LITCs can help you prepare and file Form 911, represent you before TAS and the IRS, and assist taxpayers who speak English as a second language. You can find a clinic near you through IRS Publication 4134, available on the IRS website or by calling 877-777-4778.

What Happens After You Submit Form 911

TAS reviews your request to decide whether your case meets the criteria for acceptance. If it does, a case advocate is assigned to work directly with you as a go-between with the IRS. The advocate investigates the issue, contacts the relevant IRS divisions, and keeps you updated on progress.

If the IRS is taking an action that’s causing significant hardship and won’t stop voluntarily, the National Taxpayer Advocate or a Local Taxpayer Advocate can issue a Taxpayer Assistance Order (TAO). A TAO is a legally binding directive under 26 U.S.C. § 7811 that can require the IRS to release levied property, halt collection activity, or take other corrective steps within a specified time frame.5Office of the Law Revision Counsel. 26 U.S. Code 7811 – Taxpayer Assistance Orders TAOs carry real weight. When IRS employees have not followed published administrative guidance like the Internal Revenue Manual, the statute requires the Taxpayer Advocate to interpret the hardship factors in the way most favorable to you.11Internal Revenue Service.
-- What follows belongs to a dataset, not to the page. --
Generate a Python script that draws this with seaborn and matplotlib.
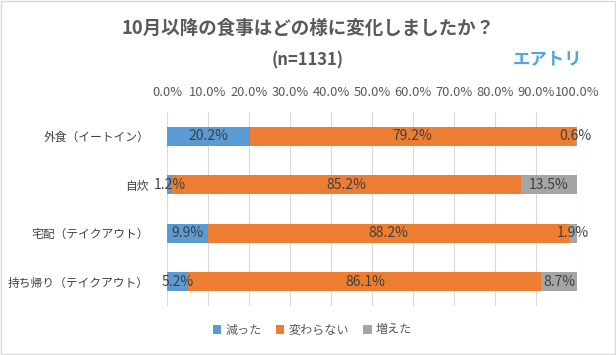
import matplotlib
matplotlib.use("Agg")
import matplotlib.pyplot as plt
import pandas as pd
import seaborn as sns
from matplotlib.patches import Patch, Rectangle

# data
categories = ['外食（イートイン）', '自炊', '宅配（テイクアウト）', '持ち帰り（テイクアウト）']
decreased = [20.2, 1.2, 9.9, 5.2]
unchanged = [79.2, 85.2, 88.2, 86.1]
increased = [0.6, 13.5, 1.9, 8.7]
series_names = ['減った', '変わらない', '増えた']
x_ticks = [0, 10, 20, 30, 40, 50, 60, 70, 80, 90, 100]

colors = ['#5B9BD5', '#ED7D31', '#A5A5A5']
text_color = '#404040'

sns.set_style('white')
plt.rcParams['font.family'] = ['Noto Sans CJK JP', 'DejaVu Sans']

df = pd.DataFrame({'category': categories, 'dec': decreased, 'same': unchanged, 'inc': increased})
df['cum1'] = df['dec']
df['cum2'] = df['dec'] + df['same']
df['cum3'] = df['cum2'] + df['inc']

fig = plt.figure(figsize=(6.16, 3.55), dpi=100)
ax = fig.add_axes([167 / 616, 1 - 306 / 355, 410 / 616, 194 / 355])

# stacked bars: draw cumulative totals from the largest down
for col, c in zip(['cum3', 'cum2', 'cum1'], colors[::-1]):
    sns.barplot(data=df, x=col, y='category', orient='h', color=c, saturation=1,
                width=0.39, ax=ax, linewidth=0)

# segment labels
for i, row in df.iterrows():
    left = 0
    for v in [row['dec'], row['same'], row['inc']]:
        ax.text(left + v / 2, i, '{:.1f}%'.format(v), ha='center', va='center',
                fontsize=10, color=text_color)
        left += v

ax.set_xlim(0, 100)
ax.set_xticks(x_ticks)
ax.set_xticklabels(['{:.1f}%'.format(t) for t in x_ticks])
ax.xaxis.tick_top()
ax.tick_params(axis='x', length=0, pad=9, labelsize=9.3, labelcolor='#595959')
ax.tick_params(axis='y', length=0, pad=13, labelsize=8.5, labelcolor=text_color)
ax.set_xlabel('')
ax.set_ylabel('')
ax.grid(axis='x', color='#D9D9D9', linewidth=0.8)
ax.grid(axis='y', visible=False)
ax.set_axisbelow(True)
for s in ax.spines.values():
    s.set_visible(False)

fig.text(0.5, 1 - 28 / 355, '10月以降の食事はどの様に変化しましたか？', ha='center', va='center',
         fontsize=13.3, fontweight='bold', color='#595959')
fig.text(0.5, 1 - 60 / 355, '(n=1131)', ha='center', va='center',
         fontsize=12, fontweight='bold', color='#595959')
fig.text(547 / 616, 1 - 59 / 355, 'エアトリ', ha='center', va='center',
         fontsize=12.5, fontweight='bold', color='#4FA6DC')

handles = [Patch(facecolor=c, edgecolor='none') for c in colors]
fig.legend(handles, series_names, loc='center', bbox_to_anchor=(0.507, 1 - 330 / 355), ncol=3,
           frameon=False, handlelength=0.7, handleheight=0.7, handletextpad=0.3,
           columnspacing=1.2, fontsize=8.7, labelcolor='#595959')

fig.patches.append(Rectangle((0.002, 0.003), 0.996, 0.994, transform=fig.transFigure,
                             fill=False, edgecolor='#D9D9D9', linewidth=1))

fig.savefig('out.png', dpi=100)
TAS Taxpayer Assistance Orders (TAOs)

One thing worth knowing: although the statute includes a provision for suspending certain statutes of limitations while a TAO is in effect, TAS does not currently implement that suspension. A 2003 IRS Commissioner memorandum directed TAS to stop applying it due to programming limitations, and that policy remains in place.12Internal Revenue Service. Suspension of the Statutes of Limitation Under IRC 7811(d) In practical terms, this means filing Form 911 does not pause the clock on IRS collection or assessment deadlines.

Response Timeline

TAS doesn’t publish a guaranteed turnaround, but the form instructions set a clear benchmark: if you haven’t heard anything within 30 days of submitting your Form 911, call 877-777-4778 for an update.1Internal Revenue Service. Form 911 – Request for Taxpayer Advocate Service Assistance You can also contact the TAS office where you submitted the request.2Taxpayer Advocate Service. Submit a Request for Assistance Urgent cases involving imminent levies or seizures tend to get faster initial contact, but the total time to resolve your issue depends entirely on its complexity. Simple processing errors may clear up in weeks; disputes involving multiple tax years or large balances can take months.